Every line of the material is to be quoted verbatim, minus the pictures.
━━━ Supplied material
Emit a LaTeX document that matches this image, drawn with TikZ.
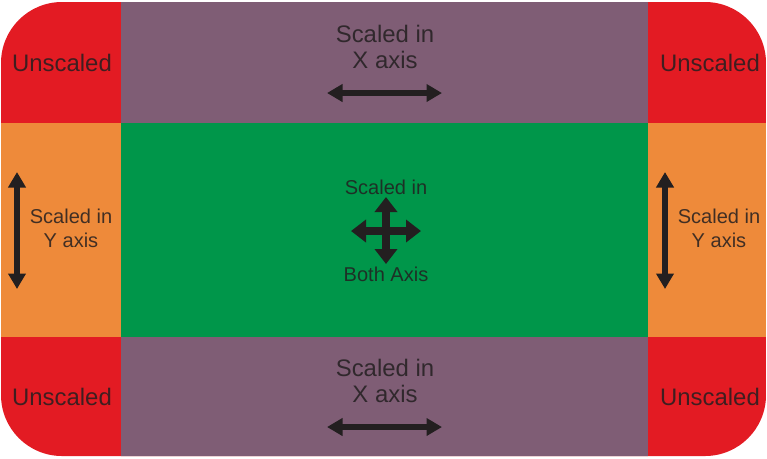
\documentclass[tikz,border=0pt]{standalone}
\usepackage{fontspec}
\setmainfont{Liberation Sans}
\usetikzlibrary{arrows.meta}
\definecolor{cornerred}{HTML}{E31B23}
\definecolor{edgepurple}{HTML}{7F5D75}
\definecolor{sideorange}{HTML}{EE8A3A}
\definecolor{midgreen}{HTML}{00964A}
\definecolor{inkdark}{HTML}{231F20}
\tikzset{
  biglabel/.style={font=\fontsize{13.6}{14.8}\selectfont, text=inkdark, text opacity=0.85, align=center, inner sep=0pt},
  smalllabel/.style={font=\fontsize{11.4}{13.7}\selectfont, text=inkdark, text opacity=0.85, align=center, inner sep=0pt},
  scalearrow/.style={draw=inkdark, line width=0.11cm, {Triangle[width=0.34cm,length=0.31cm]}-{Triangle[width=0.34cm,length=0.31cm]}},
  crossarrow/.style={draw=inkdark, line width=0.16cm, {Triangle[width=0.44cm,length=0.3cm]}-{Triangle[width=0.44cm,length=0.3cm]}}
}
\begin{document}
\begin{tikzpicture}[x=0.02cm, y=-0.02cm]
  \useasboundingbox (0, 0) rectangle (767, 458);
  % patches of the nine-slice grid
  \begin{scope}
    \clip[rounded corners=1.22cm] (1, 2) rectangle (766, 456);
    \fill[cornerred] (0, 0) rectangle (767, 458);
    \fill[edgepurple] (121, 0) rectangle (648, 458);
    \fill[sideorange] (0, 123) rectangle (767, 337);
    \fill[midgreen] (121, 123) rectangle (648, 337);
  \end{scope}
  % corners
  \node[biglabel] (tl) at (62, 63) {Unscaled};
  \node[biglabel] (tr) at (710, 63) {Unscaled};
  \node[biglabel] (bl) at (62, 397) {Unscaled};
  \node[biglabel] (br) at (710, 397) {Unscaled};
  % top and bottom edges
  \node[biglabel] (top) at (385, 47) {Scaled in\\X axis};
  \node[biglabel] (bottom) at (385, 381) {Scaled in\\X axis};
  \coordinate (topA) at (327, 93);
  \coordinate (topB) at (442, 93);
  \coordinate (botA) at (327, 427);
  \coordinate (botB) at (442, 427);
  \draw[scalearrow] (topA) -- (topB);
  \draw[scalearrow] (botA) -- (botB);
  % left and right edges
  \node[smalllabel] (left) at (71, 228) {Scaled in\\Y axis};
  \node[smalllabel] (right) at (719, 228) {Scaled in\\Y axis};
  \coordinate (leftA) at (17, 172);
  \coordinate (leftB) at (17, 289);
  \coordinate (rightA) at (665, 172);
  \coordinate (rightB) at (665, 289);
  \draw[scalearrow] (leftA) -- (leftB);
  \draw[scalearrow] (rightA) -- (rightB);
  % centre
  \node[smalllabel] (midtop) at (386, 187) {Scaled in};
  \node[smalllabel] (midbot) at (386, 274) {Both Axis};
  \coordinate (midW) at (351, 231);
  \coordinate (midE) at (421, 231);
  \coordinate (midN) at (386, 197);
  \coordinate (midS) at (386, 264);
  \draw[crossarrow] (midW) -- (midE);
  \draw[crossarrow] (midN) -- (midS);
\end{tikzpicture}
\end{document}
━━━━━━
__Output for this exercise__
Emit a LaTeX document that matches this image, drawn with TikZ.
\documentclass[tikz,border=0pt]{standalone}
\usepackage{fontspec}
\setmainfont{Liberation Sans}
\usetikzlibrary{arrows.meta}
\definecolor{cornerred}{HTML}{E31B23}
\definecolor{edgepurple}{HTML}{7F5D75}
\definecolor{sideorange}{HTML}{EE8A3A}
\definecolor{midgreen}{HTML}{00964A}
\definecolor{inkdark}{HTML}{231F20}
\tikzset{
  biglabel/.style={font=\fontsize{13.6}{14.8}\selectfont, text=inkdark, text opacity=0.85, align=center, inner sep=0pt},
  smalllabel/.style={font=\fontsize{11.4}{13.7}\selectfont, text=inkdark, text opacity=0.85, align=center, inner sep=0pt},
  scalearrow/.style={draw=inkdark, line width=0.11cm, {Triangle[width=0.34cm,length=0.31cm]}-{Triangle[width=0.34cm,length=0.31cm]}},
  crossarrow/.style={draw=inkdark, line width=0.16cm, {Triangle[width=0.44cm,length=0.3cm]}-{Triangle[width=0.44cm,length=0.3cm]}}
}
\begin{document}
\begin{tikzpicture}[x=0.02cm, y=-0.02cm]
  \useasboundingbox (0, 0) rectangle (767, 458);
  % patches of the nine-slice grid
  \begin{scope}
    \clip[rounded corners=1.22cm] (1, 2) rectangle (766, 456);
    \fill[cornerred] (0, 0) rectangle (767, 458);
    \fill[edgepurple] (121, 0) rectangle (648, 458);
    \fill[sideorange] (0, 123) rectangle (767, 337);
    \fill[midgreen] (121, 123) rectangle (648, 337);
  \end{scope}
  % corners
  \node[biglabel] (tl) at (62, 63) {Unscaled};
  \node[biglabel] (tr) at (710, 63) {Unscaled};
  \node[biglabel] (bl) at (62, 397) {Unscaled};
  \node[biglabel] (br) at (710, 397) {Unscaled};
  % top and bottom edges
  \node[biglabel] (top) at (385, 47) {Scaled in\\X axis};
  \node[biglabel] (bottom) at (385, 381) {Scaled in\\X axis};
  \coordinate (topA) at (327, 93);
  \coordinate (topB) at (442, 93);
  \coordinate (botA) at (327, 427);
  \coordinate (botB) at (442, 427);
  \draw[scalearrow] (topA) -- (topB);
  \draw[scalearrow] (botA) -- (botB);
  % left and right edges
  \node[smalllabel] (left) at (71, 228) {Scaled in\\Y axis};
  \node[smalllabel] (right) at (719, 228) {Scaled in\\Y axis};
  \coordinate (leftA) at (17, 172);
  \coordinate (leftB) at (17, 289);
  \coordinate (rightA) at (665, 172);
  \coordinate (rightB) at (665, 289);
  \draw[scalearrow] (leftA) -- (leftB);
  \draw[scalearrow] (rightA) -- (rightB);
  % centre
  \node[smalllabel] (midtop) at (386, 187) {Scaled in};
  \node[smalllabel] (midbot) at (386, 274) {Both Axis};
  \coordinate (midW) at (351, 231);
  \coordinate (midE) at (421, 231);
  \coordinate (midN) at (386, 197);
  \coordinate (midS) at (386, 264);
  \draw[crossarrow] (midW) -- (midE);
  \draw[crossarrow] (midN) -- (midS);
\end{tikzpicture}
\end{document}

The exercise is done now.